Another way of measuring attitudes is to ask people what policies they support. Here again, policies considered pro-reform are supported to a greater degree by groups that participated in or benefitted from the reform process. When asked, for example, whether prices should be more tightly controlled than currently, 43% of participants in both waves of voucher privatization disagree. Among the remainder -- those who participated in neither or only one wave -- opposition to increased price controls is weak, with only 26% disagreeing. Restituents are also skeptical of increased price regulation: 46% of them disapprove of an increase in price controls, versus 38% of non-restituents. Entrepreneurs even more markedly diverge from the rest of the population, with 67% of business owners opposed to new price controls, while only 37% of the remaining sample share that opinion.
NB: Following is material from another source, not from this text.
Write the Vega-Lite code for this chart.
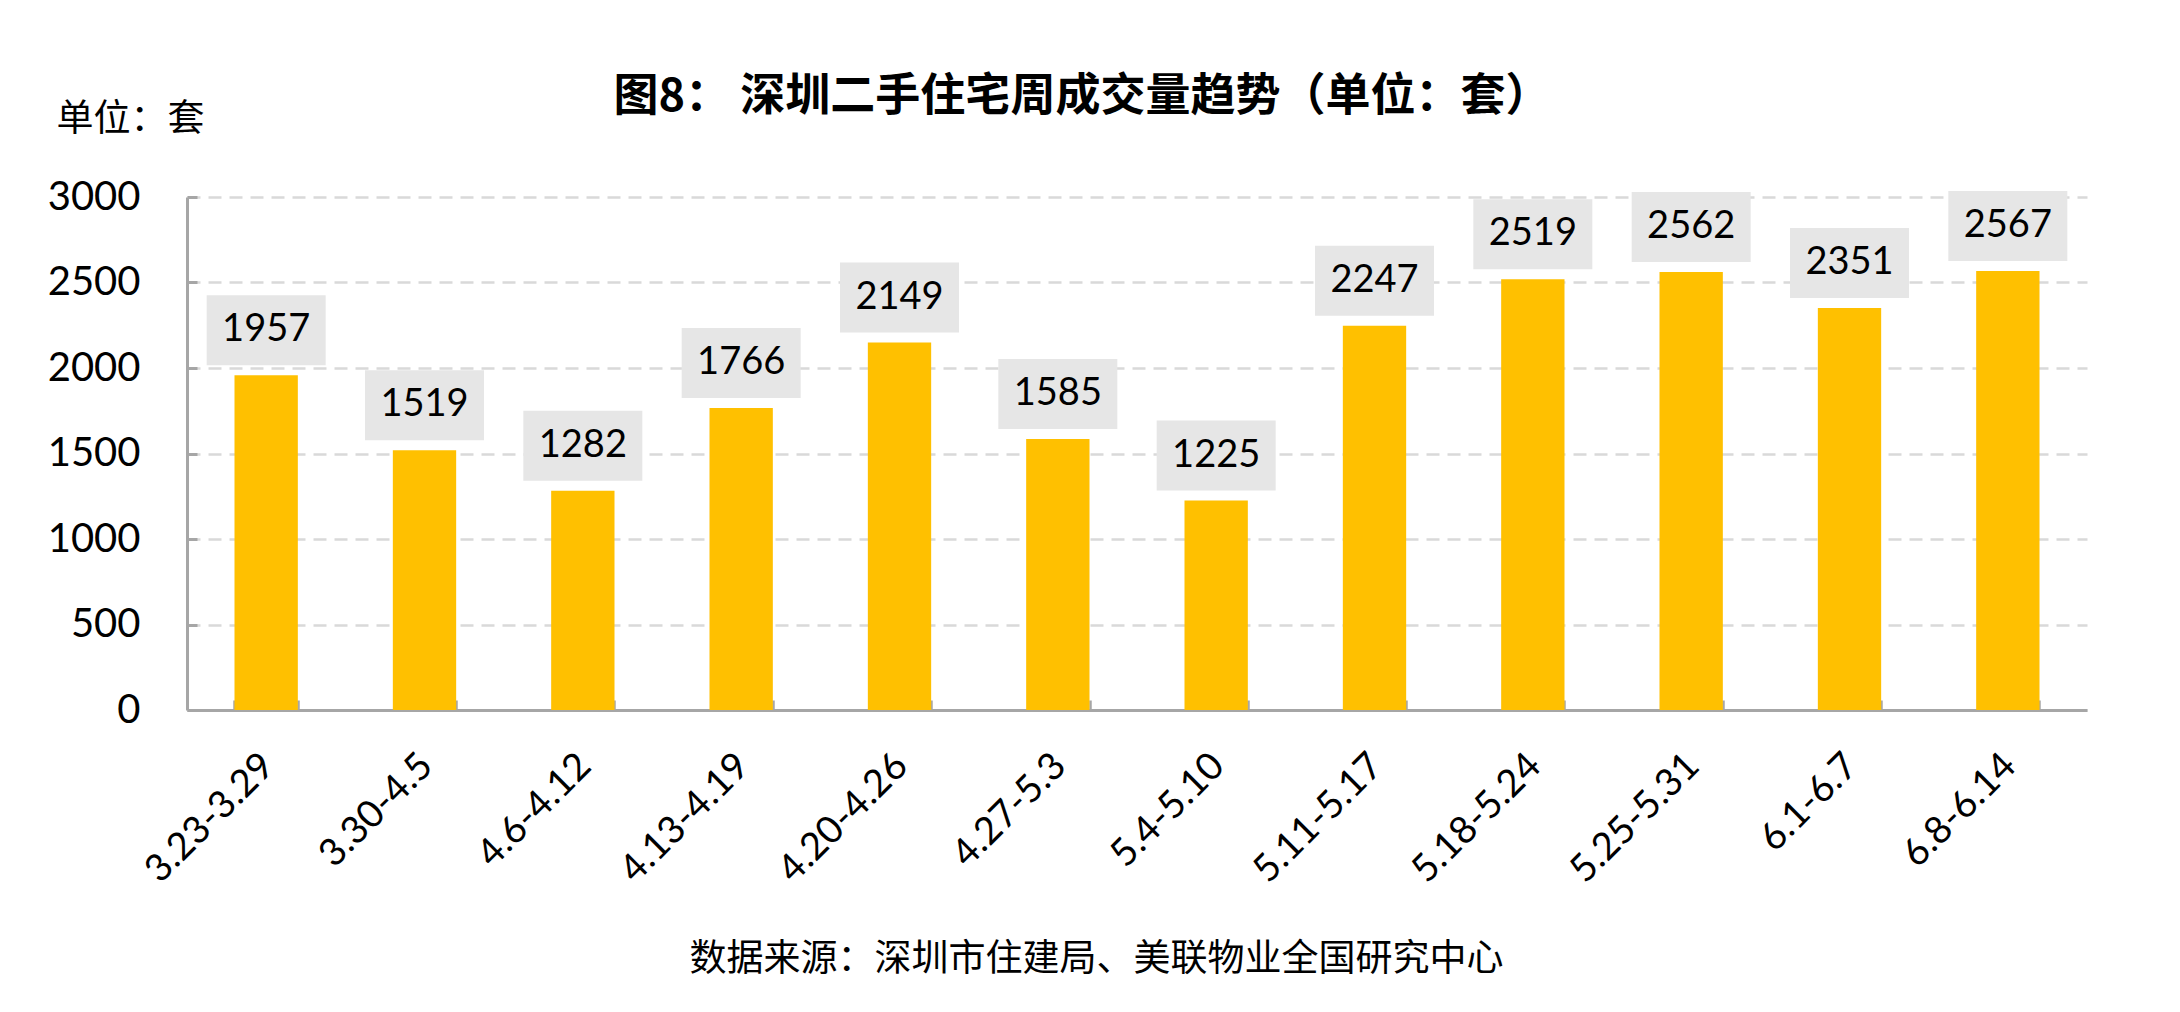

Czechs seem to be reverting to the politics of the interwar period, with most favoring some mix of state control and free enterprise: 61% of all respondents support a "social market" system, versus 28% who support a "free market" system and 11% who prefer the pre-1990 socialist system. But preferences are skewed towards the free market for the same groups that benefited from reform. Those who took part in both waves of voucher privatization are 50% more likely to favor a free market; restituents are 42% more likely to do so. And not surprisingly, the new entrepreneurs are the strongest champions of the "market economy without adjectives:" 54% of them support a free-market system . (Only one out of 110 entrepreneurs surveyed reported that he preferred the old socialist ways.)

It is possible that the opinions held by these groups are influenced by factors other than those discussed. However, even after taking such characteristics as education, gender, and community size into account, the same conclusions persist. Voucher privatization, restitution, and entrepreneurship: all generate support of reform. In most other countries of the region, talk remains focused on the difficulty of "changing the mentality" of the people. The Czech experience suggests that dramatic property reforms can be self-reinforcing, creating an atmosphere spurring further development of a market economy. So the lesson for reformers seems to be: act boldly and you can build your own constituencies. And steady people help governments to steady themselves.